Question

3. A set of n = 18 pairs of scores (X and Y values) has SSX = 20, SSY = 80, and SP = 10. If the mean for the X values is MX = 8 and the mean for the Y values is MY = 10. a. Calculate the Pearson correlation for the scores. b. Find the regression equation for predicting Y from the X values. Gravetter, Frederick J. Statistics for The Behavioral Sciences (p. 556). Cengage Learning. Kindle Edition.

Answer 1

Answer:

a. Pearson Correlation

r= $\frac{1}{4}$  or 0,25

b. The regression equation is

$Y = 6+ 0,5 *X$

Step-by-step explanation:

a. Pearson Correlation

Using the equation for Pearson correlation:

$r = \frac{SP}{\sqrt{(SS_{x} * SS_{y})} }$

$r= \frac{10}{\sqrt{(20 * 80)} }$

$r=\frac{10}{\sqrt{1600} }$

$r=\frac{10}{40} =\frac{1}{4} = 0,25$

b.
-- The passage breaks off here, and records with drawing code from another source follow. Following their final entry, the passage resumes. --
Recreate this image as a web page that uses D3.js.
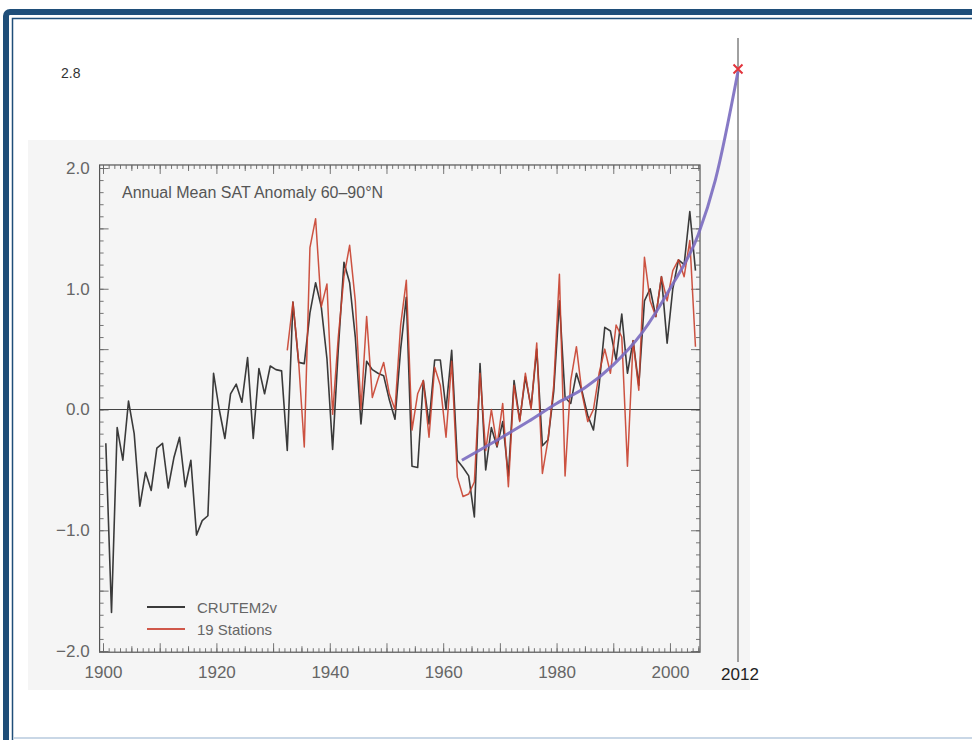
<!DOCTYPE html>
<html lang="en">
<head>
  <meta charset="UTF-8">
  <title>Annual Mean SAT Anomaly 60-90N</title>
  <script src="https://d3js.org/d3.v7.min.js"></script>
  <style>
    body { margin: 0; background: #fff; }
    svg text { font-family: "Liberation Sans", Arial, sans-serif; }
  </style>
</head>
<body>
<script>
  // CRUTEM2v annual anomalies, 1900 onward
  var crutemStart = 1900;
  var crutemValues = [
    -0.28, -1.68, -0.15, -0.42, 0.07, -0.2, -0.8, -0.52, -0.67, -0.32,
    -0.28, -0.65, -0.4, -0.23, -0.64, -0.42, -1.04, -0.92, -0.88, 0.3,
    0.0, -0.24, 0.13, 0.21, 0.06, 0.43, -0.24, 0.34, 0.13, 0.36,
    0.33, 0.32, -0.34, 0.89, 0.39, 0.38, 0.8, 1.05, 0.85, 0.42,
    -0.33, 0.5, 1.22, 1.05, 0.6, -0.12, 0.4, 0.33, 0.3, 0.28,
    0.08, -0.08, 0.5, 0.93, -0.47, -0.48, 0.24, -0.12, 0.41, 0.41,
    0.0, 0.49, -0.42, -0.48, -0.55, -0.89, 0.38, -0.5, -0.15, -0.31,
    -0.1, -0.55, 0.24, -0.09, 0.27, 0.02, 0.5, -0.3, -0.25, 0.15,
    0.9, 0.1, 0.05, 0.3, 0.15, -0.05, -0.17, 0.2, 0.68, 0.65,
    0.41, 0.79, 0.3, 0.57, 0.2, 0.9, 1.0, 0.77, 1.1, 0.55,
    1.0, 1.24, 1.2, 1.64, 1.15
  ];

  // 19 stations, 1932 onward
  var stationsStart = 1932;
  var stationsValues = [
    0.49, 0.89, 0.4, -0.31, 1.34, 1.58, 0.85, 1.04,
    -0.04, 0.6, 1.1, 1.36, 0.9, 0.0, 0.77, 0.1, 0.25, 0.39,
    0.13, 0.0, 0.7, 1.07, -0.17, 0.13, 0.24, -0.23, 0.35, 0.2,
    -0.23, 0.4, -0.56, -0.72, -0.7, -0.6, 0.3, -0.34, 0.0, -0.3,
    0.05, -0.64, 0.2, -0.1, 0.3, 0.0, 0.55, -0.53, -0.25, 0.2,
    1.12, -0.55, 0.24, 0.52, 0.13, -0.1, 0.0, 0.3, 0.5, 0.3,
    0.7, 0.6, -0.47, 0.57, 0.16, 1.26, 0.9, 0.77, 1.1, 0.9,
    1.15, 1.24, 1.1, 1.4, 0.52
  ];

  // hand-drawn trend curve
  var trendYears  = [1963.3, 1970, 1975, 1980, 1985, 1990, 1995, 2000, 2005, 2008, 2012];
  var trendValues = [-0.42, -0.24, -0.1, 0.05, 0.18, 0.37, 0.63, 1.0, 1.45, 1.9, 2.8];

  var markYear = 2012, markValue = 2.82;

  var yTicks = [-2, -1, 0, 1, 2];
  var xTicks = [1900, 1920, 1940, 1960, 1980, 2000];
  var legendLabels = ["CRUTEM2v", "19 Stations"];
  var title = "Annual Mean SAT Anomaly 60\u201390\u00b0N";

  var W = 972, H = 740;
  var svg = d3.select("body").append("svg").attr("width", W).attr("height", H);

  // slide frame
  svg.append("rect").attr("x", 6).attr("y", 12).attr("width", 1000).attr("height", 800)
    .attr("rx", 4).attr("fill", "none").attr("stroke", "#1f4e79").attr("stroke-width", 6);
  svg.append("rect").attr("x", 12.5).attr("y", 18.5).attr("width", 1000).attr("height", 800)
    .attr("fill", "none").attr("stroke", "#1f4e79").attr("stroke-width", 1.5);
  svg.append("line").attr("x1", 14).attr("x2", W).attr("y1", 738).attr("y2", 738)
    .attr("stroke", "#c9d7e6").attr("stroke-width", 2);

  // scanned page tint
  svg.append("rect").attr("x", 28).attr("y", 140).attr("width", 722).attr("height", 550)
    .attr("fill", "#f5f5f5");

  var x = d3.scaleLinear().domain([1900, 2012]).range([103, 738]);
  var y = d3.scaleLinear().domain([-2, 2]).range([651, 168]);

  var boxL = x(1899.4), boxR = x(2005.3), boxT = y(2.025), boxB = y(-2.01);

  var g = svg.append("g");

  // plot box
  g.append("rect").attr("x", boxL).attr("y", boxT).attr("width", boxR - boxL).attr("height", boxB - boxT)
    .attr("fill", "none").attr("stroke", "#555").attr("stroke-width", 1.2);

  // inner ticks: minor and major
  var yMinor = d3.range(-20, 21).map(function(d) { return d / 10; });
  var yMajor = d3.range(-4, 5).map(function(d) { return d / 2; });
  var xMinor = d3.range(1900, 2006);
  var xMid = d3.range(1905, 2006, 10);
  var xMajor = d3.range(1900, 2006, 10);

  function tickSet(axisFn, scale, vals, size, tx, ty) {
    g.append("g").attr("transform", "translate(" + tx + "," + ty + ")")
      .call(axisFn(scale).tickValues(vals).tickSize(size).tickFormat(""))
      .call(function(s) {
        s.select(".domain").remove();
        s.selectAll("line").attr("stroke", "#666").attr("stroke-width", 0.9);
      });
  }
  tickSet(d3.axisRight, y, yMinor, 4, boxL, 0);
  tickSet(d3.axisRight, y, yMajor, 9, boxL, 0);
  tickSet(d3.axisLeft, y, yMinor, 4, boxR, 0);
  tickSet(d3.axisLeft, y, yMajor, 9, boxR, 0);
  tickSet(d3.axisBottom, x, xMinor, 4, 0, boxT);
  tickSet(d3.axisBottom, x, xMid, 6, 0, boxT);
  tickSet(d3.axisBottom, x, xMajor, 9, 0, boxT);
  tickSet(d3.axisTop, x, xMinor, 4, 0, boxB);
  tickSet(d3.axisTop, x, xMid, 6, 0, boxB);
  tickSet(d3.axisTop, x, xMajor, 9, 0, boxB);

  // tick labels
  var yAx = g.append("g").attr("transform", "translate(" + boxL + ",0)")
    .call(d3.axisLeft(y).tickValues(yTicks).tickSize(0).tickPadding(10).tickFormat(d3.format(".1f")));
  yAx.select(".domain").remove();
  yAx.selectAll("text").attr("fill", "#666").style("font-size", "17px");

  var xAx = g.append("g").attr("transform", "translate(0," + boxB + ")")
    .call(d3.axisBottom(x).tickValues(xTicks).tickSize(0).tickPadding(14).tickFormat(d3.format("d")));
  xAx.select(".domain").remove();
  xAx.selectAll("text").attr("fill", "#666").style("font-size", "17px");

  // zero line
  g.append("line").attr("x1", boxL).attr("x2", boxR).attr("y1", y(0)).attr("y2", y(0))
    .attr("stroke", "#444").attr("stroke-width", 1.2);

  // title
  g.append("text").attr("x", 122).attr("y", 198).attr("fill", "#555")
    .style("font-size", "16px").text(title);

  // series
  var line = d3.line()
    .x(function(d) { return x(d[0] + 0.5); })
    .y(function(d) { return y(d[1]); });

  var crutem = crutemValues.map(function(v, i) { return [crutemStart + i, v]; });
  var stations = stationsValues.map(function(v, i) { return [stationsStart + i, v]; });

  g.append("path").datum(crutem).attr("d", line)
    .attr("fill", "none").attr("stroke", "#3a3a3a").attr("stroke-width", 1.6).attr("stroke-linejoin", "round");
  g.append("path").datum(stations).attr("d", line)
    .attr("fill", "none").attr("stroke", "#c8402e").attr("stroke-width", 1.5).attr("stroke-linejoin", "round")
    .attr("opacity", 0.9);

  // legend
  var legendColors = ["#3a3a3a", "#d0584a"];
  legendLabels.forEach(function(lbl, i) {
    var ly = 607 + i * 22;
    g.append("line").attr("x1", 147).attr("x2", 185).attr("y1", ly).attr("y2", ly)
      .attr("stroke", legendColors[i]).attr("stroke-width", 1.8);
    g.append("text").attr("x", 197).attr("y", ly + 6).attr("fill", "#666")
      .style("font-size", "15px").text(lbl);
  });

  // 2012 marker line
  g.append("line").attr("x1", x(2012)).attr("x2", x(2012)).attr("y1", 38).attr("y2", 662)
    .attr("stroke", "#808080").attr("stroke-width", 1.5);

  // trend curve
  var trend = trendYears.map(function(t, i) { return [t, trendValues[i]]; });
  g.append("path").datum(trend)
    .attr("d", d3.line().curve(d3.curveMonotoneX)
      .x(function(d) { return x(d[0]); }).y(function(d) { return y(d[1]); }))
    .attr("fill", "none").attr("stroke", "#7a6cc0").attr("stroke-width", 3).attr("opacity", 0.9);

  // red cross at the projected point
  var mx = x(markYear), my = y(markValue), s = 4.5;
  g.append("path").attr("d", "M" + (mx - s) + "," + (my - s) + "L" + (mx + s) + "," + (my + s) +
      "M" + (mx - s) + "," + (my + s) + "L" + (mx + s) + "," + (my - s))
    .attr("stroke", "#e2343c").attr("stroke-width", 2);

  // added labels
  g.append("text").attr("x", 61).attr("y", 78).attr("fill", "#333").style("font-size", "14px").text("2.8");
  g.append("text").attr("x", x(2012) + 2).attr("y", 680).attr("text-anchor", "middle").attr("fill", "#222")
    .style("font-size", "17px").text("2012");
</script>
</body>
</html>
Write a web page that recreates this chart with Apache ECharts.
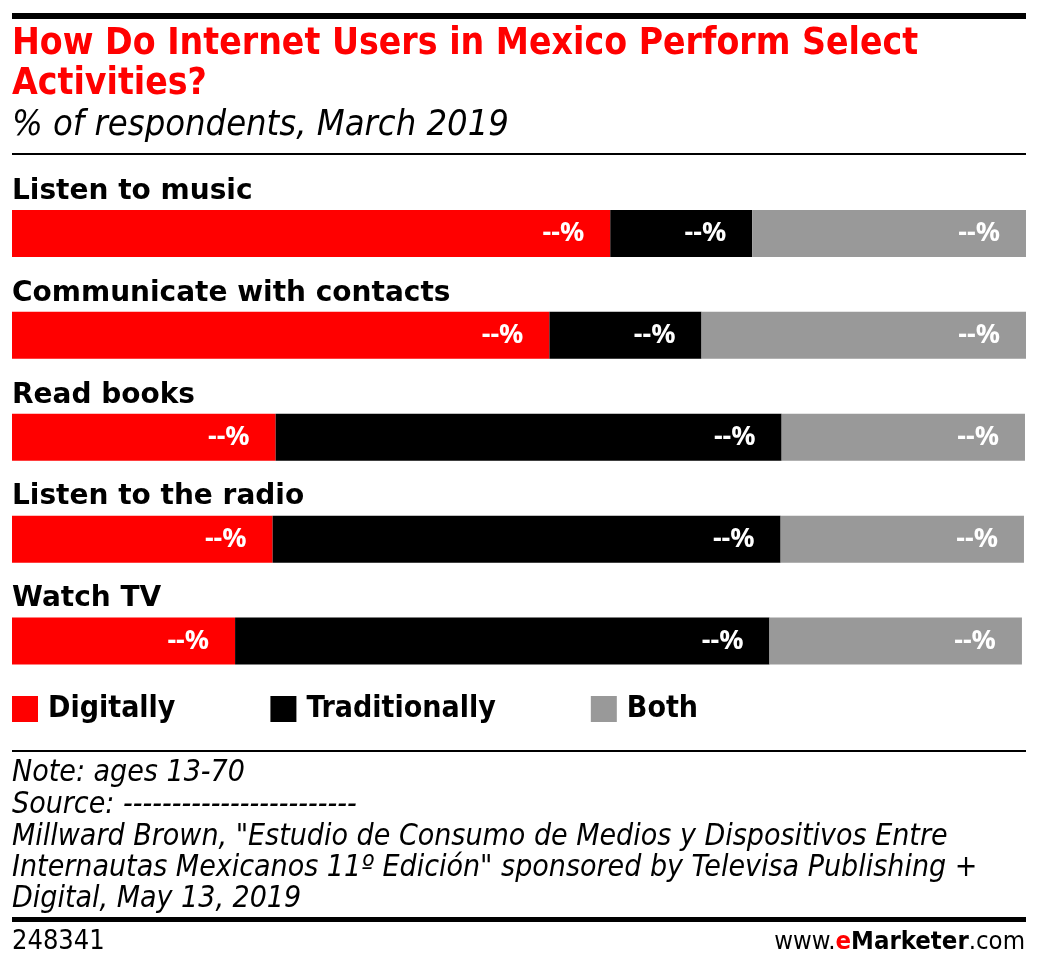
<!DOCTYPE html>
<html>
<head>
<meta charset="utf-8">
<script src="https://cdn.jsdelivr.net/npm/echarts@6/dist/echarts.min.js"></script>
<style>
  html, body { margin: 0; padding: 0; background: #fff; }
  #main { width: 1039px; height: 968px; }
</style>
</head>
<body>
<div id="main"></div>
<script>
  // activities, top to bottom
  const activities = ['Listen to music', 'Communicate with contacts', 'Read books', 'Listen to the radio', 'Watch TV'];
  // % of respondents (values hidden as --% in the original)
  const digitally = [59, 53, 26, 25.7, 22];
  const traditionally = [14, 15, 49.9, 50.1, 52.7];
  const both = [27, 32, 24, 24, 24.9];
  const seriesNames = ['Digitally', 'Traditionally', 'Both'];

  const narrow = '"Liberation Sans Narrow", "DejaVu Sans Condensed", sans-serif';

  const chart = echarts.init(document.getElementById('main'));

  function barSeries(name, data, color) {
    return {
      name: name,
      type: 'bar',
      stack: 'total',
      data: data,
      barWidth: 47,
      itemStyle: { color: color },
      label: {
        show: true,
        position: 'insideRight',
        distance: 26,
        formatter: '--%',
        color: '#fff',
        fontFamily: '"Open Sans", sans-serif',
        fontWeight: 'bold',
        fontSize: 27
      }
    };
  }

  chart.setOption({
    animation: false,
    grid: { left: 12, right: 13, top: 182.5, bottom: 276 },
    xAxis: { type: 'value', min: 0, max: 100, show: false },
    yAxis: {
      type: 'category',
      data: activities,
      inverse: true,
      axisLine: { show: false },
      axisTick: { show: false },
      axisLabel: {
        inside: true,
        margin: 0,
        align: 'left',
        verticalAlign: 'bottom',
        padding: [0, 0, 28, 0],
        color: '#000',
        fontFamily: '"DejaVu Sans", sans-serif',
        fontWeight: 'bold',
        fontSize: 28
      },
      z: 10
    },
    legend: {
      data: seriesNames,
      left: 12,
      top: 694,
      padding: 0,
      itemWidth: 26,
      itemHeight: 26,
      itemGap: 95,
      icon: 'rect',
      textStyle: {
        fontFamily: narrow,
        fontWeight: 'bold',
        fontSize: 30,
        color: '#000',
        padding: [0, 0, 0, 5]
      }
    },
    series: [
      barSeries(seriesNames[0], digitally, '#ff0000'),
      barSeries(seriesNames[1], traditionally, '#000000'),
      barSeries(seriesNames[2], both, '#999999')
    ],
    graphic: [
      { type: 'rect', shape: { x: 12, y: 13, width: 1014, height: 6 }, style: { fill: '#000' } },
      { type: 'text', x: 12, y: 44, style: { text: 'How Do Internet Users in Mexico Perform Select', fill: '#ff0000', font: 'bold 37px ' + narrow, verticalAlign: 'middle' } },
      { type: 'text', x: 12, y: 84, style: { text: 'Activities?', fill: '#ff0000', font: 'bold 37px ' + narrow, verticalAlign: 'middle' } },
      { type: 'text', x: 12, y: 126, style: { text: '% of respondents, March 2019', fill: '#000', font: 'italic 36px ' + narrow, verticalAlign: 'middle' } },
      { type: 'rect', shape: { x: 12, y: 153, width: 1014, height: 2 }, style: { fill: '#000' } },
      { type: 'rect', shape: { x: 12, y: 750, width: 1014, height: 2 }, style: { fill: '#000' } },
      { type: 'text', x: 12, y: 773, style: { text: 'Note: ages 13-70', fill: '#000', font: 'italic 30px ' + narrow, verticalAlign: 'middle' } },
      { type: 'text', x: 12, y: 805, style: { text: 'Source: ------------------------', fill: '#000', font: 'italic 30px ' + narrow, verticalAlign: 'middle' } },
      { type: 'text', x: 12, y: 837, style: { text: 'Millward Brown, "Estudio de Consumo de Medios y Dispositivos Entre', fill: '#000', font: 'italic 30px ' + narrow, verticalAlign: 'middle' } },
      { type: 'text', x: 12, y: 868, style: { text: 'Internautas Mexicanos 11º Edición" sponsored by Televisa Publishing +', fill: '#000', font: 'italic 30px ' + narrow, verticalAlign: 'middle' } },
      { type: 'text', x: 12, y: 899, style: { text: 'Digital, May 13, 2019', fill: '#000', font: 'italic 30px ' + narrow, verticalAlign: 'middle' } },
      { type: 'rect', shape: { x: 12, y: 917, width: 1014, height: 5 }, style: { fill: '#000' } },
      { type: 'text', x: 12, y: 942, style: { text: '248341', fill: '#000', font: '27px ' + narrow, verticalAlign: 'middle' } },
      {
        type: 'text', x: 1025, y: 942,
        style: {
          text: '{a|www.}{b|e}{c|Marketer}{a|.com}',
          align: 'right',
          verticalAlign: 'middle',
          rich: {
            a: { fontFamily: narrow, fontSize: 25.5, fill: '#000' },
            b: { fontFamily: narrow, fontSize: 25.5, fontWeight: 'bold', fill: '#ff0000' },
            c: { fontFamily: narrow, fontSize: 25.5, fontWeight: 'bold', fill: '#000' }
          }
        }
      }
    ]
  });
</script>
</body>
</html>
Regression

Using regression equation

1.  $Y = a+ b *X$

2. $a= m_{y} - b* m_{x}$

3. $b= \frac{SP}{SS_{x} }$

So replacing first 'b' because is content in 'a' equation

$b= \frac{SP}{SS_{x} }$

$b= \frac{10}{20}$

$b= \frac{1}{2} = 0,5$

Knowing 'b' can know 'a' and complete the equation

$a= m_{y} - b* m_{x}$

$a= 10 - 0,5* 8$

$a= 6$

Replacing in the equation 1:

1.  $Y = a+ b *X$

$Y = 6+ 0,5 *X$